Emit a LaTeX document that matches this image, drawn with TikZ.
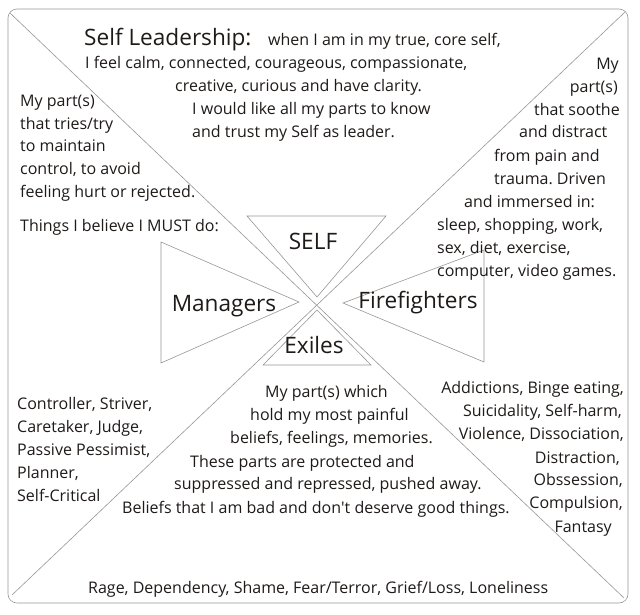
\documentclass[tikz,border=0pt]{standalone}
\usepackage{fontspec}
\setmainfont{Open Sans}
\usetikzlibrary{positioning}
\definecolor{ink}{RGB}{30,26,24}
\definecolor{rule}{RGB}{150,150,150}
\frenchspacing

\begin{document}
\begin{tikzpicture}[x=1pt,y=-1pt,
  txt/.style={font=\fontsize{16}{18}\selectfont,text=ink,inner sep=0pt,anchor=base west},
  txtr/.style={txt,anchor=base east},
  big/.style={font=\fontsize{22.6}{26}\selectfont,text=ink,inner sep=0pt},
  thin/.style={draw=rule,line width=0.6pt}]
\useasboundingbox (0,0) rectangle (640,614);
\draw[thin,rounded corners=9pt] (8,9) rectangle (628,603);
% diagonals
\coordinate (tl) at (10,13);
\coordinate (br) at (624,598);
\coordinate (tr) at (625,12);
\coordinate (bl) at (12,595);
\draw[thin] (tl)--(br);
\draw[thin] (tr)--(bl);
% triangles
\draw[thin] (247,216)--(386,216)--(317,297)--cycle;
\draw[thin] (161,242)--(161,363)--(299,302)--cycle;
\draw[thin] (484,250)--(484,362)--(343,303)--cycle;
\draw[thin] (263,365)--(371,365)--(317,310)--cycle;
\node[big](self) at (313,241){SELF};
\node[big](mgr) at (224,306){Managers};
\node[big](ff) at (418,303){Firefighters};
\node[big](ex) at (314,345){Exiles};

% self leadership
\node[big,anchor=base west](lead) at (84,45){Self Leadership:};
\node[txt](s0) at (268,45){when I am in my true, core self,};
\node[txt](s1) at (85,68){I feel calm, connected, courageous, compassionate,};
\node[txt](s2) at (175,91){creative, curious and have clarity.};
\node[txt](s3) at (192,114){I would like all my parts to know};
\node[txt](s4) at (192,137){and trust my Self as leader.};

% managers
\node[txt](m1) at (20,106){My part(s)};
\node[txt](m2) at (20,129){that tries/try};
\node[txt](m3) at (20,151){to maintain};
\node[txt](m4) at (20,174){control, to avoid};
\node[txt](m5) at (20,197){feeling hurt or rejected.};
\node[txt](m6) at (20,231){Things I believe I MUST do:};
\node[txt](m7) at (17,409){Controller, Striver,};
\node[txt](m8) at (17,432){Caretaker, Judge,};
\node[txt](m9) at (17,455){Passive Pessimist,};
\node[txt](m10) at (17,478){Planner,};
\node[txt](m11) at (17,501){Self-Critical};

% firefighters
\node[txtr](f1) at (619,69){My};
\node[txtr](f2) at (618,92){part(s)};
\node[txtr](f3) at (620,115){that soothe};
\node[txt](f4) at (519,137){and distract};
\node[txt](f5) at (494,161){from pain and};
\node[txt](f6) at (494,184){trauma. Driven};
\node[txt](f7) at (464,207){and immersed in:};
\node[txt](f8) at (437,230){sleep, shopping, work,};
\node[txt](f9) at (437,253){sex, diet, exercise,};
\node[txt](f10) at (437,276){computer, video games.};
\node[txtr](f11) at (624,393){Addictions, Binge eating,};
\node[txtr](f12) at (622,416){Suicidality, Self-harm,};
\node[txtr](f13) at (624,439){Violence, Dissociation,};
\node[txtr](f14) at (620,463){Distraction,};
\node[txtr](f15) at (623,485){Obssession,};
\node[txtr](f16) at (623,508){Compulsion,};
\node[txtr](f17) at (612,532){Fantasy};

% exiles
\node[txt](e1) at (265,397){My part(s) which};
\node[txt](e2) at (250,420){hold my most painful};
\node[txt](e3) at (230,443){beliefs, feelings, memories.};
\node[txt](e4) at (190,467){These parts are protected and};
\node[txt](e5) at (174,489){suppressed and repressed, pushed away.};
\node[txt](e6) at (122,513){Beliefs that I am bad and don\textquotesingle t deserve good things.};
\node[txt](e7) at (88,593){Rage, Dependency, Shame, Fear/Terror, Grief/Loss, Loneliness};
\end{tikzpicture}
\end{document}
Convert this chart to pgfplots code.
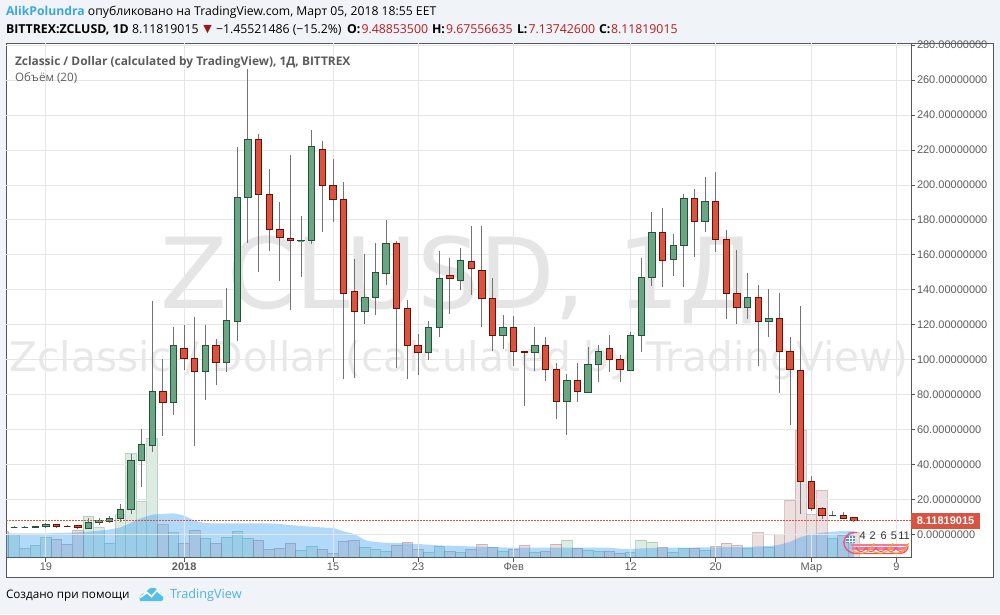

:::

### TASK DETAILS:
Each record above should be copied character for character, with pictures dropped.

### EXPECTED ANSWER:
Emit a LaTeX document that matches this image, drawn with TikZ.
\documentclass[tikz,border=0pt]{standalone}
\usepackage{fontspec}
\setmainfont{Open Sans}
\usetikzlibrary{positioning}
\definecolor{ink}{RGB}{30,26,24}
\definecolor{rule}{RGB}{150,150,150}
\frenchspacing

\begin{document}
\begin{tikzpicture}[x=1pt,y=-1pt,
  txt/.style={font=\fontsize{16}{18}\selectfont,text=ink,inner sep=0pt,anchor=base west},
  txtr/.style={txt,anchor=base east},
  big/.style={font=\fontsize{22.6}{26}\selectfont,text=ink,inner sep=0pt},
  thin/.style={draw=rule,line width=0.6pt}]
\useasboundingbox (0,0) rectangle (640,614);
\draw[thin,rounded corners=9pt] (8,9) rectangle (628,603);
% diagonals
\coordinate (tl) at (10,13);
\coordinate (br) at (624,598);
\coordinate (tr) at (625,12);
\coordinate (bl) at (12,595);
\draw[thin] (tl)--(br);
\draw[thin] (tr)--(bl);
% triangles
\draw[thin] (247,216)--(386,216)--(317,297)--cycle;
\draw[thin] (161,242)--(161,363)--(299,302)--cycle;
\draw[thin] (484,250)--(484,362)--(343,303)--cycle;
\draw[thin] (263,365)--(371,365)--(317,310)--cycle;
\node[big](self) at (313,241){SELF};
\node[big](mgr) at (224,306){Managers};
\node[big](ff) at (418,303){Firefighters};
\node[big](ex) at (314,345){Exiles};

% self leadership
\node[big,anchor=base west](lead) at (84,45){Self Leadership:};
\node[txt](s0) at (268,45){when I am in my true, core self,};
\node[txt](s1) at (85,68){I feel calm, connected, courageous, compassionate,};
\node[txt](s2) at (175,91){creative, curious and have clarity.};
\node[txt](s3) at (192,114){I would like all my parts to know};
\node[txt](s4) at (192,137){and trust my Self as leader.};

% managers
\node[txt](m1) at (20,106){My part(s)};
\node[txt](m2) at (20,129){that tries/try};
\node[txt](m3) at (20,151){to maintain};
\node[txt](m4) at (20,174){control, to avoid};
\node[txt](m5) at (20,197){feeling hurt or rejected.};
\node[txt](m6) at (20,231){Things I believe I MUST do:};
\node[txt](m7) at (17,409){Controller, Striver,};
\node[txt](m8) at (17,432){Caretaker, Judge,};
\node[txt](m9) at (17,455){Passive Pessimist,};
\node[txt](m10) at (17,478){Planner,};
\node[txt](m11) at (17,501){Self-Critical};

% firefighters
\node[txtr](f1) at (619,69){My};
\node[txtr](f2) at (618,92){part(s)};
\node[txtr](f3) at (620,115){that soothe};
\node[txt](f4) at (519,137){and distract};
\node[txt](f5) at (494,161){from pain and};
\node[txt](f6) at (494,184){trauma. Driven};
\node[txt](f7) at (464,207){and immersed in:};
\node[txt](f8) at (437,230){sleep, shopping, work,};
\node[txt](f9) at (437,253){sex, diet, exercise,};
\node[txt](f10) at (437,276){computer, video games.};
\node[txtr](f11) at (624,393){Addictions, Binge eating,};
\node[txtr](f12) at (622,416){Suicidality, Self-harm,};
\node[txtr](f13) at (624,439){Violence, Dissociation,};
\node[txtr](f14) at (620,463){Distraction,};
\node[txtr](f15) at (623,485){Obssession,};
\node[txtr](f16) at (623,508){Compulsion,};
\node[txtr](f17) at (612,532){Fantasy};

% exiles
\node[txt](e1) at (265,397){My part(s) which};
\node[txt](e2) at (250,420){hold my most painful};
\node[txt](e3) at (230,443){beliefs, feelings, memories.};
\node[txt](e4) at (190,467){These parts are protected and};
\node[txt](e5) at (174,489){suppressed and repressed, pushed away.};
\node[txt](e6) at (122,513){Beliefs that I am bad and don\textquotesingle t deserve good things.};
\node[txt](e7) at (88,593){Rage, Dependency, Shame, Fear/Terror, Grief/Loss, Loneliness};
\end{tikzpicture}
\end{document}
Convert this chart to pgfplots code.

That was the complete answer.